Stuttgart. Ausgelassen, fröhlich und entspannt war die Stimmung am Samstagnachmittag bei der 18. Parade zum Christopher Street Day (CSD) in Stuttgart.
Mehr als 3500 Teilnehmer zogen in 67 Formationen vom Erwin-Schöttle-Platz im Stuttgarter Süden zum Schlossplatz. Rund 220 000 gut gelaunte Zuschauer und Zuschauerinnen säumten die Straßen. Die Parade unter dem Motto „Wir machen Aufruhr!“ versteht sich auch als politische Demonstration für Toleranz.
Die Veranstalter sprachen vom größten Schwulen- und Lesben-Festival, das es in der Stadt je gab. Allerdings hatte der CSD einen Schönheitsfehler: Sein offizieller Schirmherr, der baden-württembergische Finanz- und Wirtschaftsminister Nils Schmid (SPD), sagte aus Termingründen ab und ließ sich bei der Schlusskundgebung auf dem Schlossplatz von der SPD-Bundestagsabgeordneten Ute Vogt vertreten. Schmid, stellvertretender Ministerpräsident, hatte lediglich am Freitagmittag als Zeichen der Toleranz sechs Regenbogenfahnen vor dem Neuen Schloss hissen lassen. Seine Absage stieß am Samstag auf Kritik.

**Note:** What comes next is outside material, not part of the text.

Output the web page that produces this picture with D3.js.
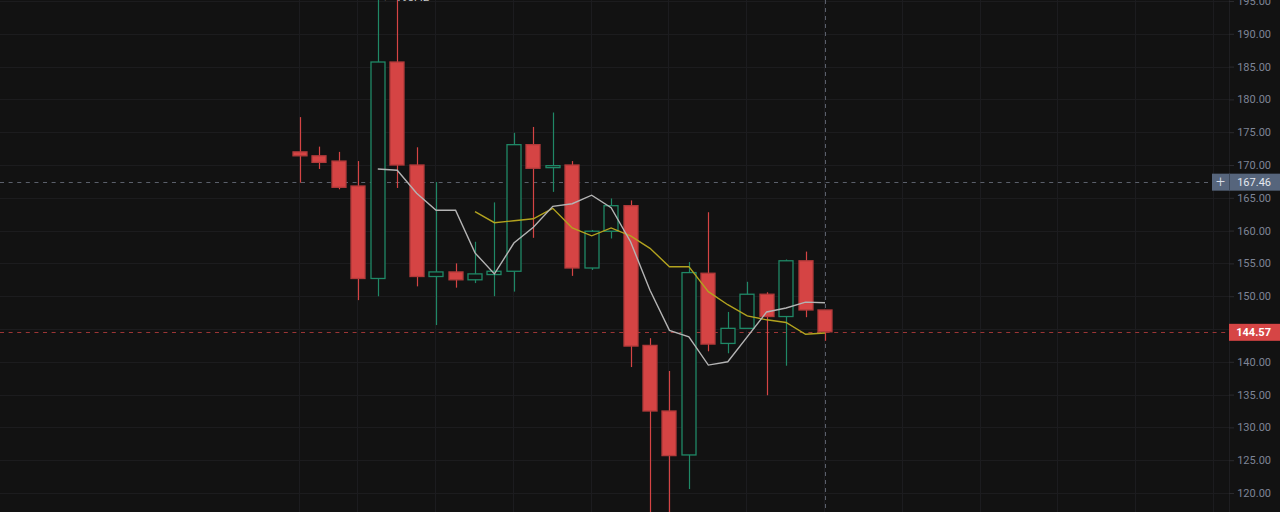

Martin Eitzenberger, Vorsitzender der Piratenpartei Baden-Württemberg, zeigte sich in einer Erklärung enttäuscht über sie. Er habe sich ursprünglich sehr darüber gefreut, dass der Finanzminister und Reutlinger Landtagsabgeordnete die Schirmherrschaft über den CSD übernahm – gerade vor dem Hintergrund der regelmäßigen Proteste rechter und klerikaler Kräfte gegen den Bildungsplan-Entwurf der grün-roten Landesregierung. Sie verdeutlichten, so Eitzenberger, wie viel Hass und Vorurteile gegenüber Homosexuellen, Bisexuellen, Transsexuellen, Transgendern, Intersexuellen und Queer-Menschen nach wie vor bestünden: „Von echter rechtlicher Gleichstellung und Gerechtigkeit sind wir trotz aller Verbesserungen der vergangenen Jahre noch immer weit entfernt.“
Umso mehr betrübe es ihn, dass Schmid seiner Rolle als Schirmherr in seinen Augen „bislang nicht im Geringsten gerecht wurde“. Mit Ausnahme der Eröffnungsgala habe er sich bei CSD-Veranstaltugnen fast ausschließlich vertreten lassen und die Gelegenheit verstreichen lassen, die Themen des CSD und die Probleme von LSBTTIQ-Menschen aktiv in den öffentlichen Diskurs zu tragen und für Toleranz, Akzeptanz und notwendige Reformen zu werben.
Am 27. Juni 1969 hatten sich schwule, lesbische, transsexuelle und transgender Menschen in New York erstmals gemeinsam gegen staatliche Willkür und gewaltsame Übergriffe der Polizei zur Wehr gesetzt. An dieses Ereignis erinnern die CSD-Paraden, die inzwischen in vielen Städten abgehalten werden.
Der Umzug durch Stuttgart wurde von einer Motorrad-Staffel und zwei Diven auf Stelzen eröffnet. Erstmals waren Abordnungen der Stadt Stuttgart und der Firmen Bosch und Daimler dabei – aber auch etwa eine größere Gruppe junger Leute von der Gewerkschaft IG BCE (Bergbau, Chemie, Energie) mit extra angefertigten T-Shirts. Auch ein Lastwagen des Vereins lesbischer und schwuler Polizeibediensteter sowie Lesben und Schwule in der Union hatten sich in den Zug eingereiht – neben den Gruppen der anderen Parteien.
Bei der Abschlusskundgebung betonte Christoph Michl vom Vorstand der IG (Interessengemeinschaft) CSD Stuttgart, dass die Akzeptanz von „lesbischen, schwulen, bisexuellen, transsexuellen, transgender, intersexuellen und queeren Menschen (LSBTTIQ)“ längst noch nicht überall in der Gesellschaft verankert sei. Als Beispiel nannte er das Blutpendeverbot für bi- und homosexuelle Männer.
Im Anschluss an die Parade wurde gefeiert: Bei einer Hocketse der Aidshilfe Stuttgart auf dem Markt- und Schillerplatz, ebenso in den Klubs und Kneipen der Stadt.